ピアサポートとは、同じような立場や課題に直面する人がお互いに支え合うことです。英語では「peer support」。peerは「仲間」、supportは「支える」という意味です。

ピアサポートの始まりは諸説あり。
米国で非行防止を目的に始まったということや、精神保健福祉の分野から、また、アルコール依存症の患者が集まって当事者同士で助け合ったということが始まりなどといわれています。いずれも米国での始まりのことですが、ピアサポートという言葉が使われていない時代も、同じ境遇の「仲間」で「支え合う」ということは世界中で行われてきたのでしょう。

現在は障害者や、がん・難病の患者、産前産後に悩む親、アルコールや薬物中毒、そうした人たちの家族などにも広がっています。学生同士で支えあうピアサポート制度を取り入れる大学も多くあります。

日本ピア・サポート学会では「学校でのピア・サポート活動の積極的な取組み」を掲げています。

当事者には周囲の人には言えない悩みというものがあります。支援する・されるという関係では一方的に専門家・支援者が支援するために、本音を出せなかったり自然な人と人との関係性がうまれづらいという課題もありました。ピアサポート活動では「支援する・される」から「支える・支えられる」という関係性をつくることができ、当事者同士で本音を出して体験を語り合う機会になりますだからこそ対等でいられるピアサポートが求められているのです。

ピアサポートは1対1のこともあれば複数で話すこともあります。グループで話をするときは、例えば輪になって座り一人ずつ自分の悩みなどなんでもいいので話していきます。全員が話し手であり聞き手になります。語りを通じて同じ境遇の人の話を聞いたり、自分で言葉にしてみたりすることで、自分の抱えた課題に気づき向き合えるようになっていきます。

ピアサポーターとは。資格がある?

ピアサポーターとは自分も障害や病気の経験があり、その経験を活かして同じ境遇にある仲間をサポートする人のことです。

当事者ならではの経験から相談支援をすることをピアカウンセリングともいいます。ピアサポーターも気を付けることは指導になっていないか、押し付けになっていないか、相手がピア=対等な仲間であることは意識しなくてはいけません。

ピアサポーターには資格はないので誰でもピアサポーターとして活動することができます。米国では、ピアサポートを行うピアサポーターの認定制度が多くの州にあります。
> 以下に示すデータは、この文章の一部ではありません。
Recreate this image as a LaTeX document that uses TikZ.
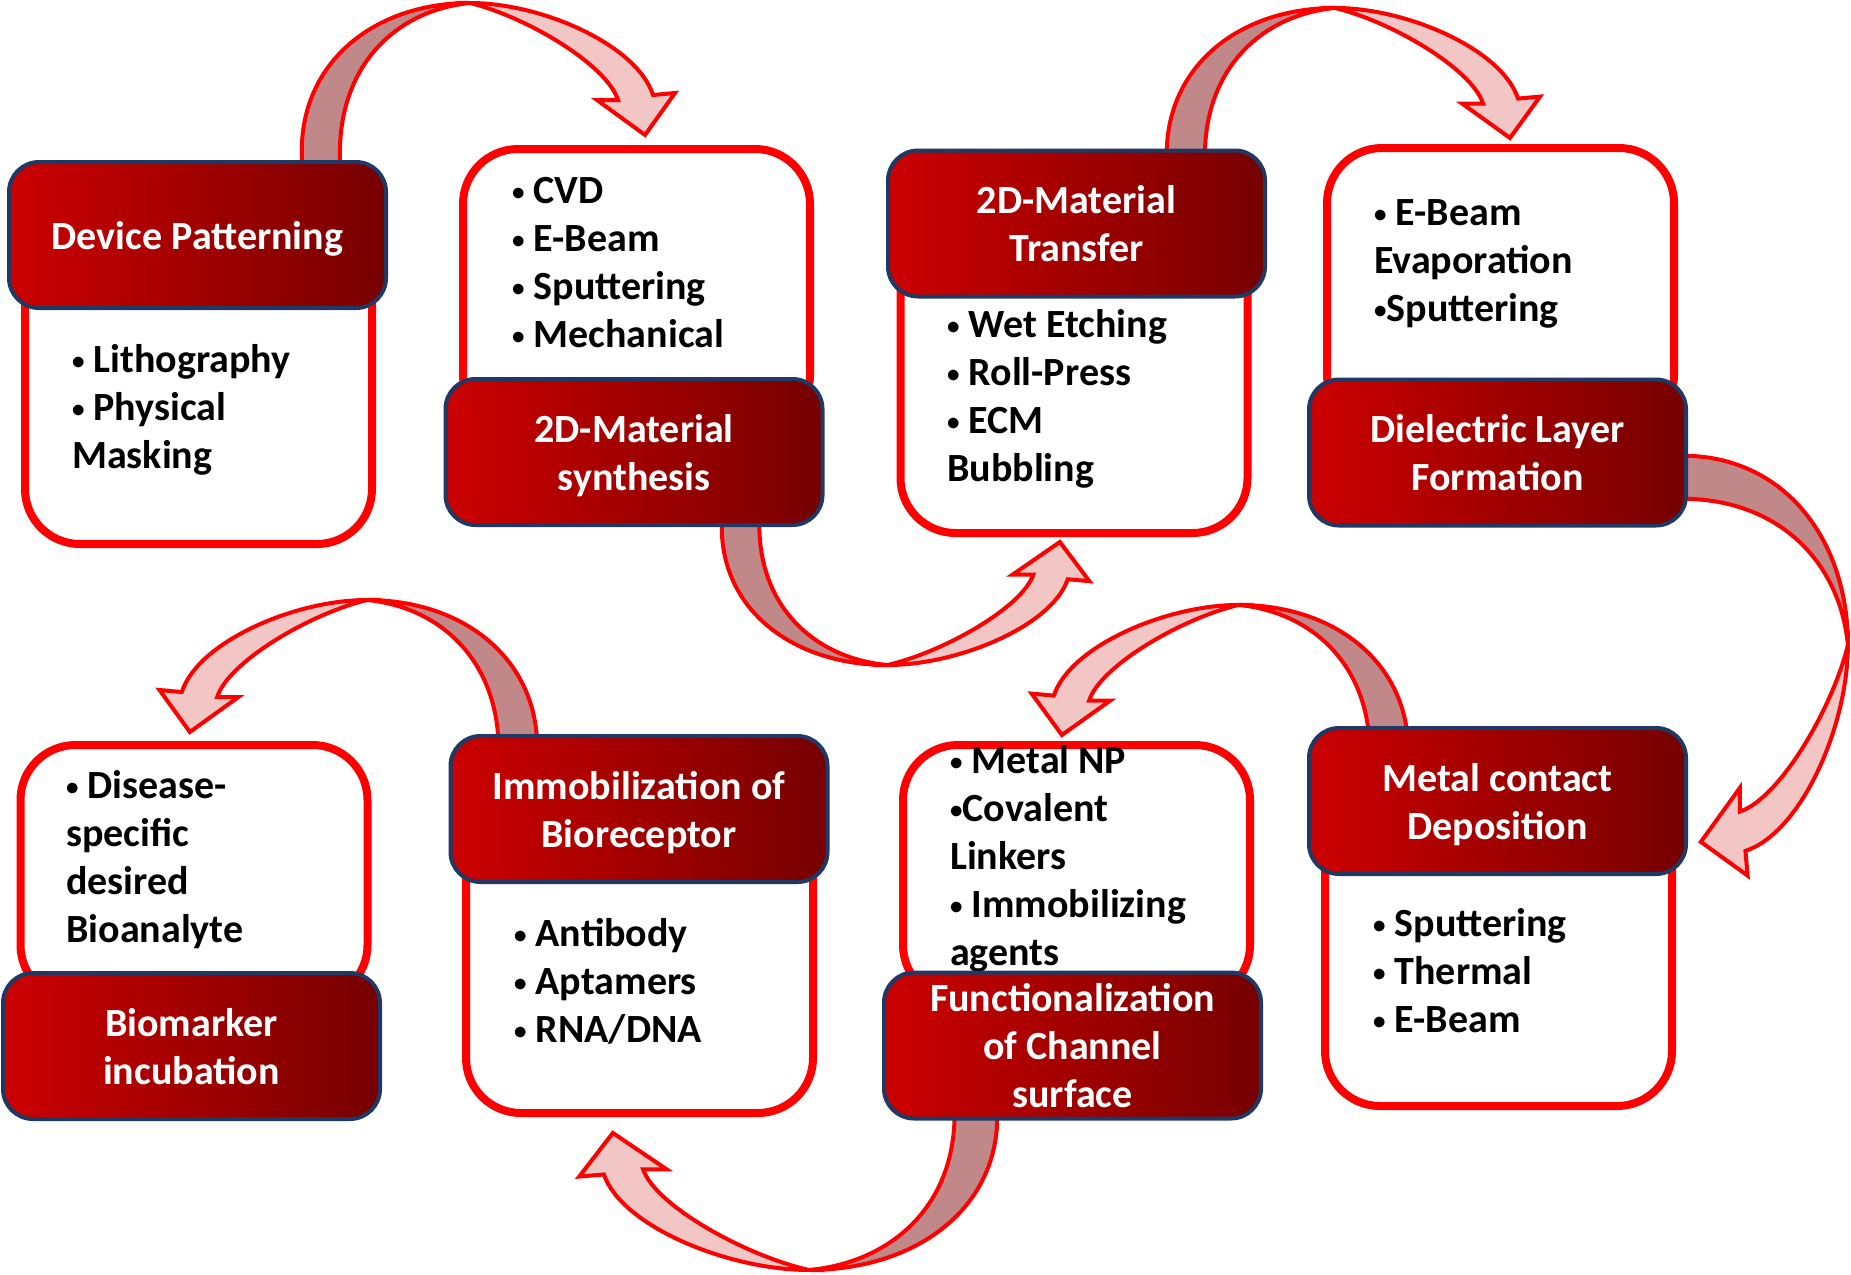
\documentclass[tikz,border=0pt]{standalone}
\usepackage{fontspec}
\setmainfont{Carlito}
\definecolor{hdrL}{RGB}{204,0,0}
\definecolor{hdrR}{RGB}{118,0,0}
\definecolor{navy}{RGB}{31,56,100}
\definecolor{bandD}{RGB}{192,136,136}
\definecolor{bandL}{RGB}{243,198,198}
\definecolor{pred}{RGB}{255,0,0}
\newcommand\bul{\raisebox{3pt}{\fontsize{25}{25}\selectfont •}}
\newcommand\bodytext[1]{\parbox[t]{330pt}{\raggedright\fontsize{40}{48}\selectfont\bfseries #1}}
\newcommand\cvarrow[1]{%
\begin{scope}[#1]
\filldraw[band, fill=bandD] (0,20) -- (0,0) .. controls (-5,-95) and (70,-157) .. (168,-157) .. controls (95,-150) and (35,-95) .. (38,0) -- (38,20) -- cycle;
\filldraw[band, fill=bandL] (168,-157) .. controls (240,-157) and (335,-115) .. (351,-65) -- (373,-67) -- (343,-25) -- (295,-60) -- (316,-60) .. controls (305,-95) and (225,-143) .. (168,-157) -- cycle;
\end{scope}}
\begin{document}
\begin{tikzpicture}[x=1pt,y=-1pt,
  band/.style={draw=pred, line width=4pt, line join=miter},
  header/.style={rectangle, rounded corners=30pt, draw=navy, line width=4pt,
    left color=hdrL, right color=hdrR, minimum width=377pt, minimum height=146pt,
    text=white, font=\fontsize{40}{48}\selectfont\bfseries, align=center,
    text depth=0pt, inner sep=0pt},
  panel/.style={rectangle, rounded corners=55pt, draw=pred, line width=8pt, fill=white,
    minimum width=347pt, inner sep=0pt},
  body/.style={anchor=base west, inner sep=0pt}]
\useasboundingbox (0,0) rectangle (1851,1274);
\fill[white] (0,0) rectangle (1851,1274);
% curved block arrows
\cvarrow{shift={(302,160)}}
\cvarrow{shift={(1167,162.6)}, yscale=0.985}
\cvarrow{shift={(537,757)}, xscale=-1.012}
\cvarrow{shift={(1408,759.6)}, xscale=-1.009, yscale=0.985}
\cvarrow{shift={(722,518.7)}, xscale=0.985, yscale=-0.932}
\cvarrow{shift={(997,1107)}, xscale=-1.12, yscale=-1.038}
\cvarrow{shift={(1673,456)}, rotate=-90, xscale=1.125, yscale=1.114}
% white panels
\node[panel, minimum height=344pt] (w1) at (198.5,372) {};
\node[panel, minimum height=281pt] (w2) at (636.5,289.5) {};
\node[panel, minimum height=343pt] (w3) at (1074,361.5) {};
\node[panel, minimum height=282pt] (w4) at (1500.5,289) {};
\node[panel, minimum height=255pt] (w5) at (194,872.5) {};
\node[panel, minimum height=333pt] (w6) at (639.5,946.5) {};
\node[panel, minimum height=255pt] (w7) at (1076.5,872.5) {};
\node[panel, minimum height=326pt] (w8) at (1498.5,943) {};
% body texts
\node[body] (t1) at (72,372) {\bodytext{\bul{} Lithography\\\bul{} Physical\\Masking}};
\node[body] (t2) at (512,203) {\bodytext{\bul{} CVD\\\bul{} E-Beam\\\bul{} Sputtering\\\bul{} Mechanical}};
\node[body] (t3) at (947,337) {\bodytext{\bul{} Wet Etching\\\bul{} Roll-Press\\\bul{} ECM\\Bubbling}};
\node[body] (t4) at (1374,225) {\bodytext{\bul{} E-Beam\\Evaporation\\\bul{}Sputtering}};
\node[body] (t5) at (66,798) {\bodytext{\bul{} Disease-\\specific\\desired\\Bioanalyte}};
\node[body] (t6) at (514,946) {\bodytext{\bul{} Antibody\\\bul{} Aptamers\\\bul{} RNA/DNA}};
\node[body] (t7) at (950,773) {\bodytext{\bul{} Metal NP\\\bul{}Covalent\\Linkers\\\bul{} Immobilizing\\agents}};
\node[body] (t8) at (1373,936) {\bodytext{\bul{} Sputtering\\\bul{} Thermal\\\bul{} E-Beam}};
% headers
\node[header] (h1) at (197.5,235) {Device Patterning};
\node[header] (h2) at (634,452) {2D-Material\\synthesis};
\node[header] (h3) at (1076.5,223.5) {2D-Material\\Transfer};
\node[header] (h4) at (1497.5,452.5) {Dielectric Layer\\Formation};
\node[header] (h5) at (191.5,1046) {Biomarker\\incubation};
\node[header] (h6) at (639,809) {Immobilization of\\Bioreceptor};
\node[header] (h7) at (1072.5,1045.5) {Functionalization\\of Channel\\surface};
\node[header] (h8) at (1497.5,801) {Metal contact\\Deposition};
\end{tikzpicture}
\end{document}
資格はありませんが、日本でも自治体やNPOなどが主催するピアサポーターとしての研修制度もあります。

ピアサポーターの研修・養成

きょうと子育てピアサポートセンター
きょうと子育てピアサポートセンター

例えば大阪市では精神障害者の分野でピアサポーター養成講座が実施されています。千葉県でも「精神障害者ピアサポーター」を要請するための「精神障害者ピアサポート専門員養成研修」を実施しています。

他の分野では京都府がん患者団体等連絡協議会がピアサポーター養成講座を実施。京都は子育て分野でも、「ピアサポーター(地域の子育て支援人材)のための養成講座・研修」を行いピアサポートに力を入れてるようです。また、KHJ全国ひきこもり家族会連合会が実施する「ひきこもりピアサポーター研修」などもあります。

大学のピアサポーターは、学内でピアサポーターになりたい学生向けに研修を行っています。例えば東京大学ではピアサポーターに応募した学生に「予備研修の受講(ピアサポート活動に必要な基礎知識の習得)」、「総括講義の受講(重要ポイントの確認とアウトリーチに関する体験学習)」を経て、ピアサポーターとして認定するという流れです。

各分野でピアサポーターの育成が行われているのです。

3つの役割

ピアサポートには3つの役割があります。
ひとつは「情報」。インターネットで一般的な情報をえることはできますが、病気のことや依存症のことなどでは細かい悩み、小さな不安までは解消されません。かといって医療者や専門家に聞くほどでもないということは多々あります。ピアサポートで実際に経験した人だからこそ得られる情報があるでしょう。

次は「仲間」。不安なときにも支え合える仲間がいること、同じ境遇を乗り越えた人がいることで希望を持ち、がんばろうという前向きな力をもらえます。

最後は「地域社会」。例えばアルコール依存症にはまだまだ偏見の目があったりと地域社会で生きていくには課題もたくさんあります。地域社会の理解を得て生きやすい社会をつくることも仲間同士で支え合うというピアサポートの大切な役割です。

ピアサポートを行う団体(分野別)

ここで紹介する団体はピアサポートグループのごく一部です。またピアサポートという言葉を使わずにも同じような活動をしている団体も多くあります。

ピアグループ一覧

・アルコール依存

特定非営利活動法人ASK
公益社団法人 全日本断酒連盟

・ガン

NPO法人キャンサーネットジャパン

・子育て

NPO法人 かたつむり

・ニートひきこもり

NPO法人 ピアサポートネットしぶや

・精神疾患

サポートセンターなかせ ピアサポート連絡会

・LGBT

全国各地にLGBTのピアサポートを行う団体も増えています。大学内でもサークルが立ち上がってきているようです。例えば慶應の「LGBT塾生会」では、セクシュアルマイノリティの学生サークルとして、「ピアサポートや居場所づくり」を目的として活動しています。